People often ask if the Court of Chancery was really that bad. Honestly? It was worse.

In the mid-1800s, there were cases that had been sitting in court for 20 years without a single hearing. The lawyers were paid out of the "estate" being contested. So, the longer the case lasted, the more money the lawyers made. By the time a case was settled, the entire inheritance was usually gone—swallowed up by legal fees.

This isn't just historical fiction. It’s a warning about bureaucracy. When the process becomes more important than the people it’s supposed to serve, the system has failed.

The Characters You'll Love (and Hate)

  • Skimpole: He claims to be a "child" who doesn't understand money. In reality, he’s a parasitic sociopath who ruins everyone around him. He’s modeled after the writer Leigh Hunt, which caused a huge scandal when the book came out.
  • Tulkinghorn: The Dedlock family lawyer. He’s a vampire in a black suit. He doesn’t want money; he wants secrets. He’s the ultimate representation of the law’s invasive power.
  • Mrs. Jellyby: She’s "telescopic." She cares so much about helping people in Africa that she ignores her own starving, dirt-covered children right in front of her. Dickens used her to mock people who look for "causes" far away while ignoring the suffering in their own backyard.

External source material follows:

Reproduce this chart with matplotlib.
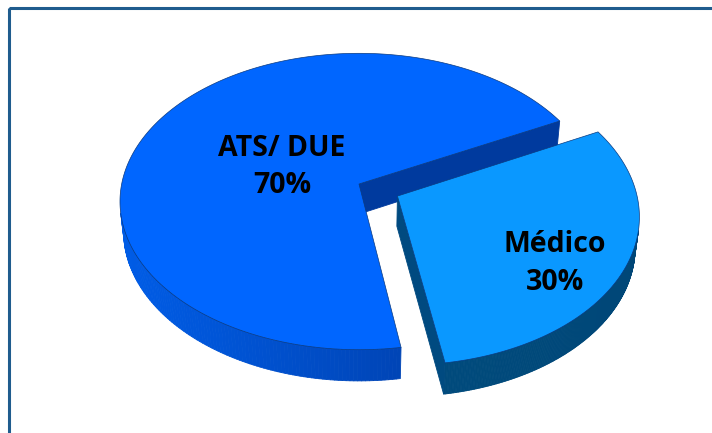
import numpy as np
import matplotlib
matplotlib.use("Agg")
import matplotlib.pyplot as plt
from matplotlib.patches import Polygon, Rectangle
from matplotlib.collections import PolyCollection

# ---- data -------------------------------------------------------------
categories = ["ATS/ DUE", "Médico"]
shares = [70, 30]

# ---- styling ------------------------------------------------------------
explode = [0.0, 0.18]
top_colors = ["#0066FF", "#0A98FF"]
wall_dark = [(0.00, 0.14, 0.45), (0.00, 0.27, 0.46)]
wall_light = [(0.00, 0.38, 0.94), (0.00, 0.31, 0.51)]
face_colors = ["#003A9E", "#004A80"]
label_pos = [(0.35, 290.0), (0.75, 125.0)]   # (radius, angle) in slice plane

W, H = 712, 433
fig = plt.figure(figsize=(W / 100, H / 100), dpi=100)
ax = fig.add_axes([0, 0, 1, 1])
ax.set_xlim(0, W)
ax.set_ylim(H, 0)
ax.axis("off")

# outer frame of the chart area
ax.add_patch(Rectangle((9, 8), W + 20, H + 20, fill=False,
                       edgecolor="#1F5C8E", linewidth=2.2, zorder=0))

# ---- perspective camera -------------------------------------------------
elev = np.radians(38.0)
dist = 6.67
focal = 1583.0
cx, cy = 359.0, 184.0
thick = 0.163
start_phi = 171.0
cam = np.array([0.0, -dist * np.cos(elev), dist * np.sin(elev)])
light = np.array([-0.8, -0.2, 0.55])
light /= np.linalg.norm(light)


def proj(X, Y, Z):
    X, Y, Z = np.asarray(X, float), np.asarray(Y, float), np.asarray(Z, float)
    depth = dist + Y * np.cos(elev) - Z * np.sin(elev)
    return cx + focal * X / depth, cy - focal * (Y * np.sin(elev) + Z * np.cos(elev)) / depth


def lerp(c0, c1, t):
    return tuple(min(1.0, max(0.0, a + (b - a) * t)) for a, b in zip(c0, c1))


spans = np.array(shares, float) / sum(shares) * 360.0
starts = start_phi + np.concatenate([[0], np.cumsum(spans)[:-1]])

slices = []
for i, (a0, sp) in enumerate(zip(starts, spans)):
    a1 = a0 + sp
    mid = np.radians(a0 + sp / 2)
    ox, oy = explode[i] * np.sin(mid), explode[i] * np.cos(mid)
    slices.append((i, a0, a1, ox, oy))

# paint far slices first
slices.sort(key=lambda s: -s[4])

for i, a0, a1, ox, oy in slices:
    phis = np.radians(np.linspace(a0, a1, 300))
    rx, ry = ox + np.sin(phis), oy + np.cos(phis)

    # outer wall, only the parts that face the camera
    quads, cols = [], []
    for k in range(len(phis) - 1):
        pm = 0.5 * (phis[k] + phis[k + 1])
        n = np.array([np.sin(pm), np.cos(pm), 0.0])
        p = np.array([ox + np.sin(pm), oy + np.cos(pm), -thick / 2])
        if np.dot(cam - p, n) <= 0:
            continue
        xs = [rx[k], rx[k + 1], rx[k + 1], rx[k]]
        ys = [ry[k], ry[k + 1], ry[k + 1], ry[k]]
        zs = [0, 0, -thick, -thick]
        sx, sy = proj(xs, ys, zs)
        quads.append(np.column_stack([sx, sy]))
        t = (np.dot(n, light) + 1) / 2
        cols.append(lerp(wall_dark[i], wall_light[i], t))
    if quads:
        ax.add_collection(PolyCollection(quads, facecolors=cols, edgecolors=cols,
                                         linewidths=0.6, zorder=2))

    # radial side faces
    for ang, sign in ((a0, -1), (a1, 1)):
        a = np.radians(ang)
        n = sign * np.array([np.cos(a), -np.sin(a), 0.0])
        p = np.array([ox + 0.5 * np.sin(a), oy + 0.5 * np.cos(a), -thick / 2])
        if np.dot(cam - p, n) <= 0:
            continue
        xs = [ox, ox + np.sin(a), ox + np.sin(a), ox]
        ys = [oy, oy + np.cos(a), oy + np.cos(a), oy]
        zs = [0, 0, -thick, -thick]
        sx, sy = proj(xs, ys, zs)
        ax.add_patch(Polygon(np.column_stack([sx, sy]), closed=True,
                             facecolor=face_colors[i], edgecolor=face_colors[i],
                             linewidth=0.6, zorder=2))

    # top face
    tx, ty = proj(np.concatenate([[ox], rx]), np.concatenate([[oy], ry]),
                  np.zeros(len(rx) + 1))
    ax.add_patch(Polygon(np.column_stack([tx, ty]), closed=True,
                         facecolor=top_colors[i], edgecolor="#0A3A80",
                         linewidth=0.5, zorder=2))

    # label
    lr, la = label_pos[i]
    la = np.radians(la)
    lx, ly = proj(ox + lr * np.sin(la), oy + lr * np.cos(la), 0.0)
    ax.text(float(lx), float(ly), f"{categories[i]}\n{shares[i]}%",
            ha="center", va="center", fontsize=20.5, fontweight="bold",
            family="Open Sans", linespacing=1.38, color="black", zorder=5)

fig.savefig("out.png", dpi=100)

Actionable Insights for Reading Bleak House

If you're going to tackle Charles Dickens’ Bleak House, don't just dive in blindly. You'll drown in the first fifty pages.

1. Audiobooks are your best friend. Because this was written to be read aloud (Dickens used to do massive public tours), the rhythm of the sentences hits differently when you hear them. Look for a version narrated by someone like Simon Vance or Miriam Margolyes.

2. Map the characters. There are dozens of them. Keep a small notebook or a digital note. When a name like "Guppy" or "Gridley" pops up 200 pages after they were first mentioned, you'll be glad you have a reference.

3. Don't worry about the law. You don't need a law degree to understand the book. In fact, the more confused you feel about the Jarndyce case, the more you are experiencing exactly what Dickens wanted you to feel. The confusion is the point.

4. Watch the 2005 BBC Adaptation. If you’re struggling, watch the first episode of the BBC miniseries starring Gillian Anderson. It captures the frantic, "soap opera" energy of the original installments and helps you put faces to the names.

5. Focus on the themes of connection. The book is basically a giant puzzle. Everyone is connected to everyone else, usually through a secret or a debt. Pay attention to how the wealthy Sir Leicester Dedlock is tied to the homeless Jo. That’s the "hook" that makes the ending so satisfying.

The Final Verdict

The ending of the lawsuit in Bleak House is one of the most cynical and perfect endings in literature. It doesn't end with a grand speech or a moral victory. It ends because the money runs out. The fire goes out because there’s no more fuel.

It reminds us that time is the one thing we can't get back. Richard Carstone’s tragedy isn't that he lost the case; it’s that he spent his entire life waiting for it. Dickens is telling us to stop waiting for the "system" to make us happy or give us what we deserve.

Go out and live. Don't let the fog settle on you.

To get the most out of your reading, start by focusing on the "dual narrative" structure. Try reading one Esther chapter and then one narrator chapter, and notice how the tone shifts from emotional and subjective to cold and analytical. This contrast is the key to understanding how Dickens viewed the world—a mix of individual suffering and systemic indifference. Once you spot that pattern, the 900 pages will start to fly by.